Chicken Food Safety Tips
There are certain safety tips when it comes to how you handle chicken. For example, you should prepare raw chicken away from other food so the juices don’t mix. Other precautions include:
- Putting the chicken in a plastic bag before refrigerating to avoid potential drips into other food.
- Wash your hands before and after handling chicken
- Always thoroughly wash any surface on which raw chicken sat before using it for other foods, including cutting boards, dishes, and cutting knives.
- When cooking or grilling chicken, use a meat thermometer, looking for an internal temperature of 165F
- Move chicken leftovers into the refrigerator or freezer within two hours after serving.
Tools for Pesto Chicken Drumsticks
- Tongues, grilling mit
- Kingsford Flavor Booster Charcoal: Basil Sage
- Chef Knife
- 2-3 Drumsticks per person
- Cuso’s Lemon Pepper BBQ Rub
- Olive oil spray
- 2 cups fresh basil
- ¾ cup grated parmesan cheese
- ¾ cup olive oil
- 2 heads garlic
- ½ cup pine nuts
- ½ tsp each salt and pepper
- Heat your charcoal to 500 degrees F.
- Butterfly the chicken drumsticks
- Lightly spray them with olive oil
- Sprinkle the drumsticks with Cuso’s Lemon Pepper BBQ Rub
- Cook the drumsticks until they reach165F internally
- While they are cooking, slice the top of the garlic heads off, and lay them in an iron pan with the pine nuts.
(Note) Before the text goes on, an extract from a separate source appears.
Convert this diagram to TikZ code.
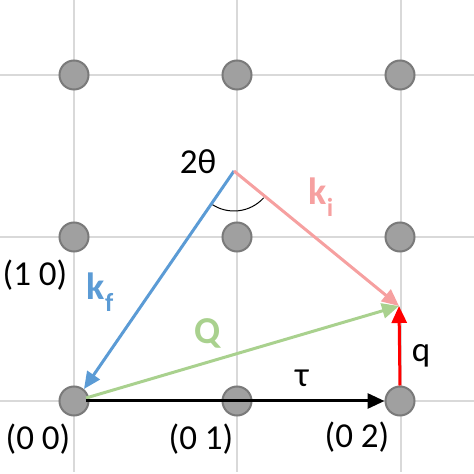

You want the garlic smushy
- Put the garlic and nuts into a blender or food processor with basil, cheese, olive oil, and pepper, spraying with olive oil
- Brush the drumsticks while still on the grill with the pesto.
- They are ready to eat right away.
The perfect finger food doesn’t make a mess (usually) as you carry it around. It’s not a new-fangled idea. Finger foods began with the French canape and other bite-size hors d’oeuvres. Little plates appeared before servings of main courses, often while there was entertainment. The way the morsels looked was important. Presentation counted for a lot on the aristocracy’s table (think butter sculptures with mini breads).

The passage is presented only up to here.